Di Silvio in silenzio davanti al giudice

22/10/2010 di
coccoluto_tiziana

Poche parole o silenzio assoluto. Gli indagati del clan Di Silvio si sono avvalsi quasi tutti della facoltà di non rispondere durante l’interrogatorio di garanzia davanti al giudice Coccoluto e agli altri gip coinvolti per rogatoria. Molti degli arrestati sono infatti reclusi in altre città per evitare contatti, nel carcere di Latina, con gli agenti di polizia penitenziaria finiti nel mirino del clan.

I “PIZZINI” DI PATATONE – Al gruppo viene contestata l’associazione per delinquere, aggravata dalle modalità mafiose e finalizzata ai reati di estorsione e usura. Uno dei capi, Costantino Di Silvio detto “Patatone”, scriveva messaggi intimidatori dal carcere di Latina. «Carissimo compare…», inizia così uno dei “pizzini” datato 21 maggio 2010 e firmato “Patatone”. Nel testo minacce a un noto commerciante di Latina costretto a pagare 14.800 euro con interessi usurari del 57,3%. “Pizzini” consegnati alle vittime per intimidire e spingere a pagare subito: dopo quel messaggio furono incassati 3.300 euro solo di interessi.

ORGANIZZAVANO L’OMICIDIO DI GIANFRANCO FIORI – Nell’ordinanza si fa riferimento all’esplosione di colpi d’arma da fuoco contro agenti di polizia penitenziaria, ma anche ad attentati incendiari ai danni di auto degli agenti della Mobile e della penitenziaria. Contestata anche la cessione la pistola Beretta calibro 9×21 con colpo in canna sequestrata il 6 giugno sul lungomare. Secondo l’accusa l’arma doveva essere usata per uccidere Gianfranco Fiori, ritenuto dal clan Di Silvio-Ciarelli l’autore del tentato omicidio di Carmine Ciarelli e per questo bersaglio numero uno. L’arma passò di mano tra Giuseppe Di Silvio, Mario Esposito e Giuliano Papa. Altre armi furono sequestrate tra maggio e settembre, mentre l’incendio al bar “Giulia” in via Cerveteri è ritenuto un attacco a un rivale del clan.

GUERRA IN ATTO – Carmine, Costantino, Armando, Giuseppe Pasquale, Samuele e Ferdinando Di Silvio; Giulia De Rosa; Andrea Falzarano; Gianluca Mattiuzzo; Maria Giuseppina Di Silvio e Gerardo Scava sono gli arrestati.
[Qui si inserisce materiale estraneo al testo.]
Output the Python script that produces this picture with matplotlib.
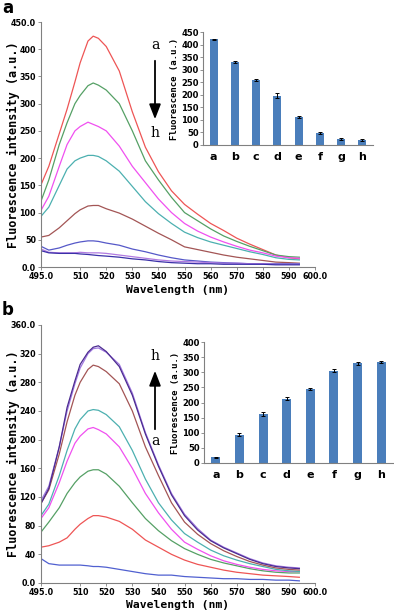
import matplotlib
matplotlib.use("Agg")
import matplotlib.pyplot as plt

W, H = 394, 611

wl = [495, 498, 502, 505, 508, 510, 513, 515, 517, 520, 525, 530, 535, 540,
      545, 550, 555, 560, 565, 570, 575, 580, 585, 590, 594]

# Panel a spectra (a -> h)
a_a = [151, 185, 245, 290, 340, 375, 415, 424, 420, 405, 360, 285, 220, 175, 140, 115, 97, 80, 67, 53, 42, 32, 22, 17, 15]
a_b = [121, 160, 225, 265, 300, 315, 333, 338, 334, 325, 300, 250, 195, 160, 128, 100, 85, 70, 57, 47, 38, 30, 22, 19, 18]
a_c = [104, 130, 185, 225, 250, 258, 266, 262, 258, 250, 222, 185, 155, 125, 100, 80, 66, 55, 46, 38, 31, 26, 20, 17, 16]
a_d = [93, 110, 150, 180, 195, 200, 205, 205, 203, 195, 176, 148, 120, 98, 80, 64, 54, 46, 40, 34, 28, 23, 17, 14, 13]
a_e = [55, 58, 72, 85, 98, 105, 112, 113, 113, 107, 99, 88, 75, 62, 50, 37, 32, 27, 22, 18, 15, 12, 9, 8, 7]
a_f = [38, 31, 35, 40, 44, 46, 48, 48, 47, 44, 40, 33, 28, 22, 17, 13, 11, 9, 8, 7, 6, 6, 6, 6, 6]
a_g = [33, 27, 26, 26, 26, 27, 26, 26, 26, 25, 22, 19, 16, 13, 11, 10, 9, 8, 7, 7, 6, 6, 5, 5, 5]
a_h = [30, 26, 25, 25, 25, 24, 23, 22, 21, 20, 18, 15, 13, 10, 8, 7, 6, 6, 5, 5, 5, 5, 4, 4, 4]

# Panel b spectra (a -> h)
b_a = [34, 27, 25, 25, 25, 25, 24, 23, 23, 22, 19, 16, 13, 11, 11, 9, 8, 7, 6, 6, 5, 5, 4, 4, 3]
b_b = [50, 52, 57, 63, 75, 82, 90, 94, 94, 92, 86, 75, 60, 50, 40, 32, 26, 22, 18, 15, 13, 11, 10, 9, 8]
b_c = [71, 85, 105, 125, 140, 148, 156, 158, 158, 152, 135, 112, 90, 73, 59, 48, 40, 33, 28, 24, 20, 17, 15, 14, 14]
b_d = [90, 105, 140, 170, 195, 205, 215, 217, 214, 208, 190, 160, 125, 98, 75, 57, 47, 38, 31, 26, 22, 19, 17, 16, 16]
b_e = [94, 110, 150, 185, 215, 228, 240, 242, 241, 235, 218, 185, 145, 112, 88, 69, 57, 46, 38, 32, 27, 23, 19, 17, 16]
b_f = [111, 130, 180, 225, 262, 280, 298, 304, 302, 295, 278, 240, 190, 150, 112, 85, 68, 55, 45, 37, 30, 25, 21, 19, 18]
b_g = [115, 135, 190, 240, 278, 300, 320, 327, 328, 322, 305, 265, 210, 165, 125, 96, 76, 60, 50, 42, 34, 28, 24, 22, 21]
b_h = [111, 132, 190, 245, 282, 305, 322, 329, 331, 323, 302, 262, 208, 163, 123, 94, 74, 59, 49, 41, 33, 27, 23, 21, 20]

categories = ["a", "b", "c", "d", "e", "f", "g", "h"]
bars_a = [421, 330, 258, 196, 111, 48, 23, 19]
err_a = [3, 5, 5, 10, 4, 5, 3, 3]
bars_b = [19, 94, 162, 213, 244, 305, 330, 333]
err_b = [2, 4, 8, 4, 3, 5, 5, 3]

xticks = [495, 510, 520, 530, 540, 550, 560, 570, 580, 590, 600]
xticklabels = ["495.0", "510", "520", "530", "540", "550", "560", "570", "580", "590", "600.0"]
yticks_a = [0, 50, 100, 150, 200, 250, 300, 350, 400, 450]
yticklabels_a = ["0.0", "50", "100", "150", "200", "250", "300", "350", "400", "450.0"]
yticks_b = [0, 40, 80, 120, 160, 200, 240, 280, 320, 360]
yticklabels_b = ["0.0", "40", "80", "120", "160", "200", "240", "280", "320", "360.0"]

cols_a = ["#ee5555", "#55a065", "#f050f0", "#4cb0b0", "#a35555", "#5558c8", "#b07ae0", "#3a30a8"]
cols_b = ["#5060d0", "#ee5555", "#55a065", "#f050f0", "#4cb0b0", "#a35555", "#a078e0", "#4b2b90"]

GRAY = "#808080"
MONO = "DejaVu Sans Mono"

fig = plt.figure(figsize=(W / 100, H / 100), dpi=100)


def rect(l, t, r, b):
    return [l / W, 1 - b / H, (r - l) / W, (b - t) / H]


def main_axes(r, series, cols, yticks, ylabels, ymax, ylab_x, xlab_y):
    ax = fig.add_axes(r)
    for s, c in zip(series, cols):
        ax.plot(wl, s, color=c, lw=0.9)
    ax.set_xlim(495, 600)
    ax.set_ylim(0, ymax)
    ax.set_xticks(xticks)
    ax.set_xticklabels(xticklabels, fontsize=5.8, fontweight="bold")
    ax.set_yticks(yticks)
    ax.set_yticklabels(ylabels, fontsize=5.8, fontweight="bold")
    for s in ["top", "right"]:
        ax.spines[s].set_visible(False)
    for s in ["left", "bottom"]:
        ax.spines[s].set_color(GRAY)
        ax.spines[s].set_linewidth(0.8)
    ax.tick_params(length=2.5, width=0.6, color=GRAY, pad=1.2)
    ax.set_xlabel("Wavelength (nm)", family=MONO, fontweight="bold", fontsize=8.2)
    ax.set_ylabel("Fluorescence intensity (a.u.)", family=MONO, fontweight="bold", fontsize=8.5)
    ax.yaxis.set_label_coords(ylab_x, 0.5)
    ax.xaxis.set_label_coords(0.5, xlab_y)
    ax.yaxis.label.set_va("center")
    ax.xaxis.label.set_va("center")
    return ax


def inset_axes(r, vals, errs, ymax, step):
    ax = fig.add_axes(r)
    x = list(range(len(categories)))
    ax.bar(x, vals, width=0.38, color="#4a7ebb", yerr=errs,
           error_kw=dict(ecolor="black", elinewidth=0.7, capsize=1.5, capthick=0.7))
    ax.set_xlim(-0.5, len(categories) - 0.5)
    ax.set_ylim(0, ymax)
    ax.set_yticks(list(range(0, ymax + 1, step)))
    ax.tick_params(axis="y", labelsize=6, length=2, width=0.6, color=GRAY, pad=1)
    for lab in ax.get_yticklabels():
        lab.set_fontweight("bold")
    ax.set_xticks(x)
    ax.set_xticklabels(categories, fontsize=8, fontweight="bold")
    ax.tick_params(axis="x", length=0, pad=5)
    for s in ["top", "right"]:
        ax.spines[s].set_visible(False)
    for s in ["left", "bottom"]:
        ax.spines[s].set_color(GRAY)
        ax.spines[s].set_linewidth(0.8)
    ax.set_ylabel("Fluorescence (a.u.)", family=MONO, fontweight="bold", fontsize=6.5, labelpad=2)
    ax.patch.set_alpha(0)
    return ax


main_axes(rect(41, 22, 315, 267), [a_a, a_b, a_c, a_d, a_e, a_f, a_g, a_h], cols_a,
          yticks_a, yticklabels_a, 450, (13 - 41) / 274, -(290 - 267) / 245)
main_axes(rect(41, 325, 315, 583), [b_a, b_b, b_c, b_d, b_e, b_f, b_g, b_h], cols_b,
          yticks_b, yticklabels_b, 360, (13 - 41) / 274, -(604.5 - 583) / 258)

inset_axes(rect(203, 32, 373, 145), bars_a, err_a, 450, 50)
inset_axes(rect(204, 342, 393, 463), bars_b, err_b, 400, 50)


def fx(x):
    return x / W


def fy(y):
    return 1 - y / H


arrow_kw = dict(arrowstyle="-|>,head_length=0.9,head_width=0.35", color="black", lw=1.3)
fig.add_artist(matplotlib.patches.FancyArrowPatch((fx(155), fy(58)), (fx(155), fy(122)),
               transform=fig.transFigure, mutation_scale=10, **arrow_kw))
fig.text(fx(155), fy(45), "a", family="DejaVu Serif", fontsize=10, ha="center", va="center")
fig.text(fx(155), fy(133), "h", family="DejaVu Serif", fontsize=10, ha="center", va="center")

fig.add_artist(matplotlib.patches.FancyArrowPatch((fx(155), fy(432)), (fx(155), fy(368)),
               transform=fig.transFigure, mutation_scale=10, **arrow_kw))
fig.text(fx(155), fy(356), "h", family="DejaVu Serif", fontsize=10, ha="center", va="center")
fig.text(fx(155), fy(441), "a", family="DejaVu Serif", fontsize=10, ha="center", va="center")

fig.text(fx(2), fy(8), "a", fontsize=12, fontweight="bold", ha="left", va="center")
fig.text(fx(2), fy(310), "b", fontsize=12, fontweight="bold", ha="left", va="center")

fig.savefig("out.png", dpi=100)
La custodia in carcere viene giustificata dal giudice per «evitare – si legge nell’ordinanza – ulteriori gravi delitti finalizzati a far assumere al clan l’asserito predominio sulla delinquenza locale che, in tal modo, aggraverebbe ulteriormente la “guerra” in atto». Il gruppo, accusato di associazione per delinquere aggravata dalle modalità mafiose, è difeso dagli avvocati Giuseppe Poscia, Oreste Palmieri, Carlo Alberto Melegari e Alessia Vita.